Step 8: Social Media

Almost everyone uses social media in one form or another. This is a great way to get the news about your new book out to the masses and it has the potential to follow the snowball effect. Send out a tweet, and someone might retweet it. Post a Facebook message and someone might share it. Publicize your achievement on every platform that you use. Once again, this is a free way to promote your novel.

In addition to flooding your social media accounts with the news, don’t forget to promote your new novel on your website. By the same token, take advantage of any websites that freely promote new books as they are released.

Step 9: Paid Promotions

This is where things begin to get expensive, but you have to think about it as an investment in your future. Amazon, Facebook, Twitter, YouTube, and other Internet outlets offer paid promotion services. Do your research and set your budget.

When drafting an advertisement for your book, keep it simple but make it eye-catching and intriguing. You’ve already created a compelling cover, so use it. You’ve got a well-written synopsis, so use a few excerpts from that. Start advertising campaigns on multiple platforms, but carefully track them all and invest the majority of your budget in the ones that are providing the most significant results.

Step 10: Book Signings

The final piece of advice I will offer you today is to take advantage of the benefits of book signings. Most libraries and bookstores will host your book signing event free of charge. You might need to provide your own table and chair and you will need to have plenty of your books on hand, but you can purchase them at your author rate and sell them at their retail value.

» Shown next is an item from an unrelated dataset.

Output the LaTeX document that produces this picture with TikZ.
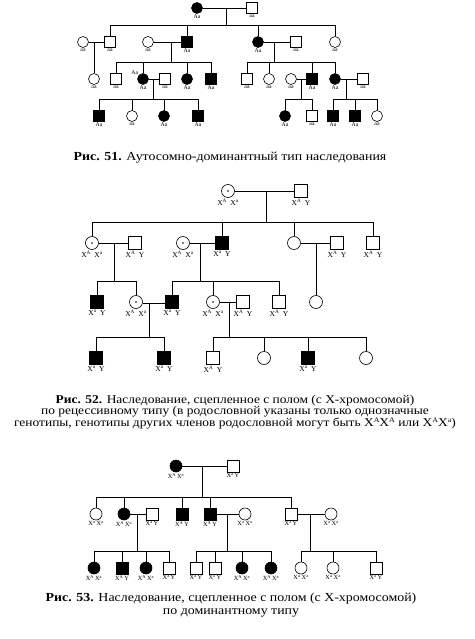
\documentclass[tikz,border=0pt]{standalone}
\usepackage{fontspec}
\setmainfont{Liberation Serif}
\newfontfamily\capfont{Liberation Serif}[FakeStretch=1.13]

\newlength{\gsep}
\setlength{\gsep}{1.5pt}
\newcommand{\gXX}[2]{X\textsuperscript{#1}\hspace{\gsep}X\textsuperscript{#2}}
\newcommand{\gXY}[1]{X\textsuperscript{#1}\hspace{\gsep}Y}
\newcommand{\capsup}[1]{\raisebox{0.75ex}{\fontsize{7}{7}\selectfont #1}}

\tikzset{
  sym/.style={minimum size=11pt},
  m/.style={draw, rectangle, inner sep=0pt, sym},
  f/.style={draw, circle, inner sep=0pt, sym},
  ill/.style={fill=black},
  cf/.style={f, path picture={\fill (path picture bounding box.center) circle (0.9pt);}},
  gt/.style={font=\fontsize{5.8}{6}\selectfont, inner sep=0.5pt},
  captxt/.style={align=center, inner sep=0pt},
}

\begin{document}
\begin{tikzpicture}[x=1pt, y=-1pt, line width=0.6pt]
\useasboundingbox (0,0) rectangle (474,639);

% Fig. 51
\node[f,ill,label={[gt]below:Aa}] (A1) at (197,8) {};
\node[m,label={[gt]below:aa}] (A2) at (252,8) {};
\draw (A1) -- (A2);
\coordinate (jA) at (226,25);
\draw (jA) -- (jA |- A1);

\node[f,label={[gt]below:aa}] (B1) at (83,42) {};
\node[m,label={[gt]below:aa}] (B2) at (110,42) {};
\node[f,label={[gt]below:aa}] (B3) at (148,42) {};
\node[m,ill,label={[gt]below:Aa}] (B4) at (187,42) {};
\node[f,ill,label={[gt]below:Aa}] (B5) at (258,42) {};
\node[m,label={[gt]below:aa}] (B6) at (296,42) {};
\node[f,label={[gt]below:aa}] (B7) at (335,42) {};
\draw (B2 |- jA) -- (B7 |- jA);
\draw (B2) -- (B2 |- jA);
\draw (B4) -- (B4 |- jA);
\draw (B5) -- (B5 |- jA);
\draw (B7) -- (B7 |- jA);
\draw (B1) -- (B2);
\draw (B3) -- (B4);
\draw (B5) -- (B6);

\node[f,label={[gt]below:aa}] (C1) at (94,79) {};
\node[m,label={[gt]below:aa}] (C2) at (116,79) {};
\node[f,ill,label={[gt]below:Aa},label={[gt]above left:Aa}] (C3) at (143,79) {};
\node[m,label={[gt]below:aa}] (C4) at (165,79) {};
\node[f,ill,label={[gt]below:Aa}] (C5) at (187,79) {};
\node[m,ill,label={[gt]below:Aa}] (C6) at (211,79) {};
\node[m,label={[gt]below:aa}] (C7) at (247,79) {};
\node[f,label={[gt]below:aa}] (C8) at (269,79) {};
\node[f,label={[gt]below:aa}] (C9) at (291,79) {};
\node[m,ill,label={[gt]below:Aa}] (C10) at (312,79) {};
\node[f,ill,label={[gt]below:Aa}] (C11) at (335,79) {};
\node[m,label={[gt]below:aa}] (C12) at (363,79) {};

\coordinate (jB1) at (94,42);
\draw (jB1) -- (C1);
\coordinate (jB2) at (171,62);
\draw (jB2) -- (jB2 |- B3);
\draw (C2 |- jB2) -- (C6 |- jB2);
\draw (C2) -- (C2 |- jB2);
\draw (C3) -- (C3 |- jB2);
\draw (C5) -- (C5 |- jB2);
\draw (C6) -- (C6 |- jB2);
\coordinate (jB3) at (274,62);
\draw (jB3) -- (jB3 |- B5);
\draw (C7 |- jB3) -- (C11 |- jB3);
\draw (C7) -- (C7 |- jB3);
\draw (C8) -- (C8 |- jB3);
\draw (C10) -- (C10 |- jB3);
\draw (C11) -- (C11 |- jB3);
\draw (C3) -- (C4);
\draw (C9) -- (C10);
\draw (C11) -- (C12);

\node[m,ill,label={[gt]below:Aa}] (D1) at (99,116) {};
\node[f,label={[gt]below:aa}] (D2) at (132,116) {};
\node[f,ill,label={[gt]below:Aa}] (D3) at (164,116) {};
\node[m,ill,label={[gt]below:Aa}] (D4) at (198,116) {};
\node[f,ill,label={[gt]below:Aa}] (D5) at (285,116) {};
\node[m,label={[gt]below:aa}] (D6) at (312,116) {};
\node[m,ill,label={[gt]below:Aa}] (D7) at (333,116) {};
\node[m,ill,label={[gt]below:Aa}] (D8) at (355,116) {};
\node[f,label={[gt]below:aa}] (D9) at (377,116) {};

\coordinate (jC1) at (153,99);
\draw (jC1) -- (jC1 |- C3);
\draw (D1 |- jC1) -- (D4 |- jC1);
\draw (D1) -- (D1 |- jC1);
\draw (D2) -- (D2 |- jC1);
\draw (D3) -- (D3 |- jC1);
\draw (D4) -- (D4 |- jC1);
\coordinate (jC2) at (301,99);
\draw (jC2) -- (jC2 |- C9);
\draw (D5 |- jC2) -- (D6 |- jC2);
\draw (D5) -- (D5 |- jC2);
\draw (D6) -- (D6 |- jC2);
\coordinate (jC3) at (346,99);
\draw (jC3) -- (jC3 |- C11);
\draw (D7 |- jC3) -- (D9 |- jC3);
\draw (D7) -- (D7 |- jC3);
\draw (D8) -- (D8 |- jC3);
\draw (D9) -- (D9 |- jC3);

\node[captxt, font=\capfont\fontsize{12.3}{12}\selectfont] (cap51) at (230,158)
{\textbf{Рис. 51.} Аутосомно-доминантный тип наследования};

% Fig. 52
\begin{scope}[sym/.style={minimum size=13pt},
  gt/.style={font=\fontsize{7.5}{7.5}\selectfont, inner sep=0.5pt}]
\setlength{\gsep}{3.5pt}
\node[cf,label={[gt]below:\gXX{A}{a}}] (P1) at (228,191) {};
\node[m,label={[gt]below:\gXY{A}}] (P2) at (301,191) {};
\draw (P1) -- (P2);
\coordinate (jP) at (266,222);
\draw (jP) -- (jP |- P1);

\node[cf,label={[gt]below:\gXX{A}{a}}] (Q1) at (92,243) {};
\node[m,label={[gt]below:\gXY{A}}] (Q2) at (135,243) {};
\node[cf,label={[gt]below:\gXX{A}{a}}] (Q3) at (183,243) {};
\node[m,ill,label={[gt]below:\gXY{a}}] (Q4) at (222,243) {};
\node[f] (Q5) at (294,243) {};
\node[m,label={[gt]below:\gXY{A}}] (Q6) at (337,243) {};
\node[m,label={[gt]below:\gXY{A}}] (Q7) at (373,243) {};
\draw (Q1 |- jP) -- (Q7 |- jP);
\draw (Q1) -- (Q1 |- jP);
\draw (Q4) -- (Q4 |- jP);
\draw (Q5) -- (Q5 |- jP);
\draw (Q7) -- (Q7 |- jP);
\draw (Q1) -- (Q2);
\draw (Q3) -- (Q4);
\draw (Q5) -- (Q6);

\node[m,ill,label={[gt]below:\gXY{a}}] (R1) at (97,302) {};
\node[cf,label={[gt]below:\gXX{A}{a}}] (R2) at (136,302) {};
\node[m,ill,label={[gt]below:\gXY{a}}] (R3) at (172,302) {};
\node[cf,label={[gt]below:\gXX{A}{a}}] (R4) at (213,302) {};
\node[m,label={[gt]below:\gXY{A}}] (R5) at (243,302) {};
\node[m,label={[gt]below:\gXY{A}}] (R6) at (279,302) {};
\node[f] (R7) at (316,302) {};

\coordinate (jQ1) at (114,281);
\draw (jQ1) -- (jQ1 |- Q1);
\draw (R1 |- jQ1) -- (R2 |- jQ1);
\draw (R1) -- (R1 |- jQ1);
\draw (R2) -- (R2 |- jQ1);
\coordinate (jQ2) at (200,281);
\draw (jQ2) -- (jQ2 |- Q3);
\draw (R3 |- jQ2) -- (R6 |- jQ2);
\draw (R3) -- (R3 |- jQ2);
\draw (R4) -- (R4 |- jQ2);
\draw (R6) -- (R6 |- jQ2);
\coordinate (jQ3) at (316,243);
\draw (jQ3) -- (R7);
\draw[double, double distance=1.8pt] (R2) -- (R3);
\draw (R4) -- (R5);

\node[m,ill,label={[gt]below:\gXY{a}}] (S1) at (96,358) {};
\node[m,ill,label={[gt]below:\gXY{a}}] (S2) at (164,358) {};
\node[m,label={[gt]below:\gXY{A}}] (S3) at (213,358) {};
\node[f] (S4) at (264,358) {};
\node[m,ill,label={[gt]below:\gXY{a}}] (S5) at (308,358) {};
\node[f] (S6) at (366,358) {};

\coordinate (jR1) at (149,337);
\draw (jR1) -- ([yshift=-1.5pt]jR1 |- R2);
\draw (S1 |- jR1) -- (S2 |- jR1);
\draw (S1) -- (S1 |- jR1);
\draw (S2) -- (S2 |- jR1);
\coordinate (jR2) at (229,337);
\draw (jR2) -- (jR2 |- R4);
\draw (S3 |- jR2) -- (S6 |- jR2);
\draw (S3) -- (S3 |- jR2);
\draw (S4) -- (S4 |- jR2);
\draw (S5) -- (S5 |- jR2);
\draw (S6) -- (S6 |- jR2);
\end{scope}

\node[captxt, font=\capfont\fontsize{11.9}{11.6}\selectfont] (cap52) at (235,412)
{\textbf{Рис. 52.} Наследование, сцепленное с полом (с Х-хромосомой)\\
по рецессивному типу (в родословной указаны только однозначные\\
генотипы, генотипы других членов родословной могут быть X\capsup{A}X\capsup{A} или X\capsup{A}X\capsup{a})};

% Fig. 53
\begin{scope}[sym/.style={minimum size=12pt},
  gt/.style={font=\fontsize{6.3}{6.3}\selectfont, inner sep=0.5pt}]
\setlength{\gsep}{1pt}
\node[f,ill,label={[gt]below:\gXX{A}{a}}] (T1) at (176,466) {};
\node[m,label={[gt]below:\gXY{a}}] (T2) at (233,466) {};
\draw (T1) -- (T2);
\coordinate (jT) at (202,497);
\draw (jT) -- (jT |- T1);

\node[f,label={[gt]below:\gXX{a}{a}}] (U1) at (96,514) {};
\node[f,ill,label={[gt]below:\gXX{A}{a}}] (U2) at (124,514) {};
\node[m,label={[gt]below:\gXY{a}}] (U3) at (152,514) {};
\node[m,ill,label={[gt]below:\gXY{A}}] (U4) at (182,514) {};
\node[m,ill,label={[gt]below:\gXY{A}}] (U5) at (210,514) {};
\node[f,label={[gt]below:\gXX{a}{a}}] (U6) at (245,514) {};
\node[m,label={[gt]below:\gXY{a}}] (U7) at (291,514) {};
\node[f,label={[gt]below:\gXX{a}{a}}] (U8) at (331,514) {};
\draw (U1 |- jT) -- (U7 |- jT);
\draw (U1) -- (U1 |- jT);
\draw (U2) -- (U2 |- jT);
\draw (U4) -- (U4 |- jT);
\draw (U5) -- (U5 |- jT);
\draw (U7) -- (U7 |- jT);
\draw (U2) -- (U3);
\draw (U5) -- (U6);
\draw (U7) -- (U8);

\node[f,ill,label={[gt]below:\gXX{A}{a}}] (V1) at (94,568) {};
\node[m,ill,label={[gt]below:\gXY{A}}] (V2) at (122,568) {};
\node[f,ill,label={[gt]below:\gXX{A}{a}}] (V3) at (146,568) {};
\node[m,label={[gt]below:\gXY{a}}] (V4) at (169,568) {};
\node[m,label={[gt]below:\gXY{a}}] (V5) at (196,568) {};
\node[m,label={[gt]below:\gXY{a}}] (V6) at (215,568) {};
\node[f,ill,label={[gt]below:\gXX{A}{a}}] (V7) at (242,568) {};
\node[f,ill,label={[gt]below:\gXX{A}{a}}] (V8) at (271,568) {};
\node[f,label={[gt]below:\gXX{a}{a}}] (V9) at (301,568) {};
\node[f,label={[gt]below:\gXX{a}{a}}] (V10) at (333,568) {};
\node[m,label={[gt]below:\gXY{a}}] (V11) at (376,568) {};

\coordinate (jU1) at (137,551);
\draw (jU1) -- (jU1 |- U2);
\draw (V1 |- jU1) -- (V4 |- jU1);
\draw (V1) -- (V1 |- jU1);
\draw (V2) -- (V2 |- jU1);
\draw (V3) -- (V3 |- jU1);
\draw (V4) -- (V4 |- jU1);
\coordinate (jU2) at (227,551);
\draw (jU2) -- (jU2 |- U5);
\draw (V5 |- jU2) -- (V8 |- jU2);
\draw (V5) -- (V5 |- jU2);
\draw (V6) -- (V6 |- jU2);
\draw (V7) -- (V7 |- jU2);
\draw (V8) -- (V8 |- jU2);
\coordinate (jU3) at (310,551);
\draw (jU3) -- (jU3 |- U7);
\draw (V9 |- jU3) -- (V11 |- jU3);
\draw (V9) -- (V9 |- jU3);
\draw (V10) -- (V10 |- jU3);
\draw (V11) -- (V11 |- jU3);
\end{scope}

\node[captxt, font=\capfont\fontsize{12.3}{13}\selectfont] (cap53) at (231,605)
{\textbf{Рис. 53.} Наследование, сцепленное с полом (с Х-хромосомой)\\
по доминантному типу};

\end{tikzpicture}
\end{document}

I recommend doing this for a variety of reasons. People get excited when they meet a celebrity even when they have no idea who they are. If a customer walks into a bookstore where an author is signing books, she’ll likely want a signed copy of her own regardless of genre or content. I equate this phenomenon to the herd mentality similar to that of when one person in a crowd looks in a particular direction and the rest follow suit.

You will not only be selling more books, but you also be creating a memorable experience with your readers who will likely go on to tell their friends about meeting you and reading your book. As I mentioned earlier, word of mouth is your most powerful tool.

With that, dear readers, I am out. It’s now two o’clock in the morning in Vietnam and I am completely spent. Thanks you so much for reading! I’ll see you soon.